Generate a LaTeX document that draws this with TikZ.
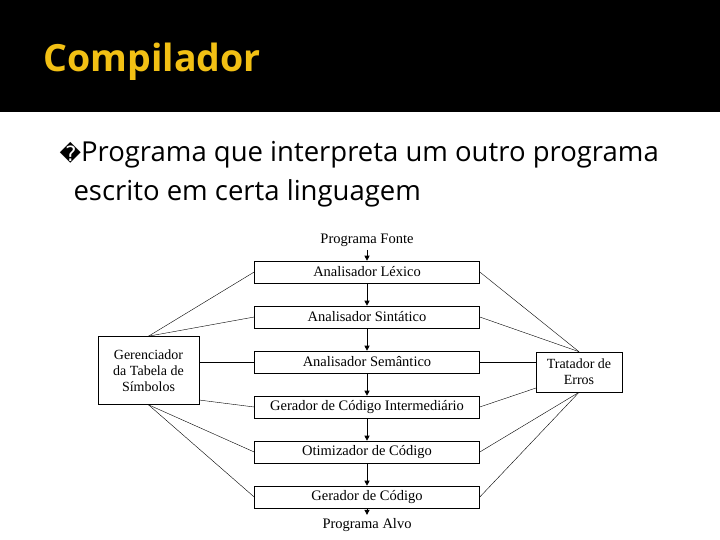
\documentclass[tikz,border=0pt]{standalone}
\usepackage{fontspec}
\setmainfont{Open Sans}
\newfontfamily\dia{Liberation Serif}
\newfontfamily\djv{DejaVu Sans}
\usetikzlibrary{arrows.meta}
\definecolor{gold}{HTML}{F2C014}
\begin{document}
\begin{tikzpicture}[x=1pt,y=-1pt,
  cbox/.style={draw,line width=0.6pt,minimum width=225pt,minimum height=22pt,inner sep=0pt,font=\dia\fontsize{14.5}{15}\selectfont},
  sbox/.style={draw,line width=0.6pt,inner sep=0pt,align=center,font=\dia\fontsize{14}{16}\selectfont},
  lbl/.style={font=\dia\fontsize{14.5}{15}\selectfont},
  ln/.style={line width=0.4pt},
  ar/.style={line width=0.6pt,-{Triangle[length=5pt,width=5pt]}}]
\useasboundingbox (0,0) rectangle (720,540);
\fill[white] (0,0) rectangle (720,540);
\fill[black] (0,0) rectangle (720,112);
\node[anchor=west,text=gold,font=\bfseries\fontsize{37.5}{40}\selectfont] (title) at (40,62) {Compilador};
\node[anchor=west,font=\fontsize{27.5}{30}\selectfont] (b1) at (56,155) {{\djv\fontsize{21}{21}\selectfont �}Programa que interpreta um outro programa};
\node[anchor=west,font=\fontsize{27.5}{30}\selectfont] (b2) at (70,193) {escrito em certa linguagem};
\node[lbl] (pf) at (367,240) {Programa Fonte};
\node[cbox] (c1) at (367,272) {Analisador Léxico};
\node[cbox] (c2) at (367,317) {Analisador Sintático};
\node[cbox] (c3) at (367,362) {Analisador Semântico};
\node[cbox] (c4) at (367,407) {Gerador de Código Intermediário};
\node[cbox] (c5) at (367,452) {Otimizador de Código};
\node[cbox] (c6) at (367,497) {Gerador de Código};
\node[lbl] (pa) at (367,525) {Programa Alvo};
\node[sbox,minimum width=101pt,minimum height=68pt] (ts) at (148.5,370.5) {Gerenciador\\da Tabela de\\Símbolos};
\node[sbox,minimum width=86pt,minimum height=40pt] (te) at (579,372) {Tratador de\\Erros};
\draw[ar] (pf) -- (c1);
\foreach \a/\b in {c1/c2,c2/c3,c3/c4,c4/c5,c5/c6} \draw[ar] (\a) -- (\b);
\draw[ar] (c6) -- (pa.north);
\draw[ln] (ts.north) -- (c1.west); \draw[ln] (ts.north) -- (c2.west);
\draw[ln] (ts.east |- c3) -- (c3.west);
\draw[ln] (199,400) -- (c4.west);
\draw[ln] (ts.south) -- (c5.west); \draw[ln] (ts.south) -- (c6.west);
\draw[ln] (te.north) -- (c1.east); \draw[ln] (te.north) -- (c2.east);
\draw[ln] (te.west |- c3) -- (c3.east);
\draw[ln] (536,388) -- (c4.east);
\draw[ln] (te.south) -- (c5.east); \draw[ln] (te.south) -- (c6.east);
\end{tikzpicture}
\end{document}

The problem » Reproduce each line exactly, please, except for any pictures.

Answer »
Generate a LaTeX document that draws this with TikZ.
\documentclass[tikz,border=0pt]{standalone}
\usepackage{fontspec}
\setmainfont{Open Sans}
\newfontfamily\dia{Liberation Serif}
\newfontfamily\djv{DejaVu Sans}
\usetikzlibrary{arrows.meta}
\definecolor{gold}{HTML}{F2C014}
\begin{document}
\begin{tikzpicture}[x=1pt,y=-1pt,
  cbox/.style={draw,line width=0.6pt,minimum width=225pt,minimum height=22pt,inner sep=0pt,font=\dia\fontsize{14.5}{15}\selectfont},
  sbox/.style={draw,line width=0.6pt,inner sep=0pt,align=center,font=\dia\fontsize{14}{16}\selectfont},
  lbl/.style={font=\dia\fontsize{14.5}{15}\selectfont},
  ln/.style={line width=0.4pt},
  ar/.style={line width=0.6pt,-{Triangle[length=5pt,width=5pt]}}]
\useasboundingbox (0,0) rectangle (720,540);
\fill[white] (0,0) rectangle (720,540);
\fill[black] (0,0) rectangle (720,112);
\node[anchor=west,text=gold,font=\bfseries\fontsize{37.5}{40}\selectfont] (title) at (40,62) {Compilador};
\node[anchor=west,font=\fontsize{27.5}{30}\selectfont] (b1) at (56,155) {{\djv\fontsize{21}{21}\selectfont �}Programa que interpreta um outro programa};
\node[anchor=west,font=\fontsize{27.5}{30}\selectfont] (b2) at (70,193) {escrito em certa linguagem};
\node[lbl] (pf) at (367,240) {Programa Fonte};
\node[cbox] (c1) at (367,272) {Analisador Léxico};
\node[cbox] (c2) at (367,317) {Analisador Sintático};
\node[cbox] (c3) at (367,362) {Analisador Semântico};
\node[cbox] (c4) at (367,407) {Gerador de Código Intermediário};
\node[cbox] (c5) at (367,452) {Otimizador de Código};
\node[cbox] (c6) at (367,497) {Gerador de Código};
\node[lbl] (pa) at (367,525) {Programa Alvo};
\node[sbox,minimum width=101pt,minimum height=68pt] (ts) at (148.5,370.5) {Gerenciador\\da Tabela de\\Símbolos};
\node[sbox,minimum width=86pt,minimum height=40pt] (te) at (579,372) {Tratador de\\Erros};
\draw[ar] (pf) -- (c1);
\foreach \a/\b in {c1/c2,c2/c3,c3/c4,c4/c5,c5/c6} \draw[ar] (\a) -- (\b);
\draw[ar] (c6) -- (pa.north);
\draw[ln] (ts.north) -- (c1.west); \draw[ln] (ts.north) -- (c2.west);
\draw[ln] (ts.east |- c3) -- (c3.west);
\draw[ln] (199,400) -- (c4.west);
\draw[ln] (ts.south) -- (c5.west); \draw[ln] (ts.south) -- (c6.west);
\draw[ln] (te.north) -- (c1.east); \draw[ln] (te.north) -- (c2.east);
\draw[ln] (te.west |- c3) -- (c3.east);
\draw[ln] (536,388) -- (c4.east);
\draw[ln] (te.south) -- (c5.east); \draw[ln] (te.south) -- (c6.east);
\end{tikzpicture}
\end{document}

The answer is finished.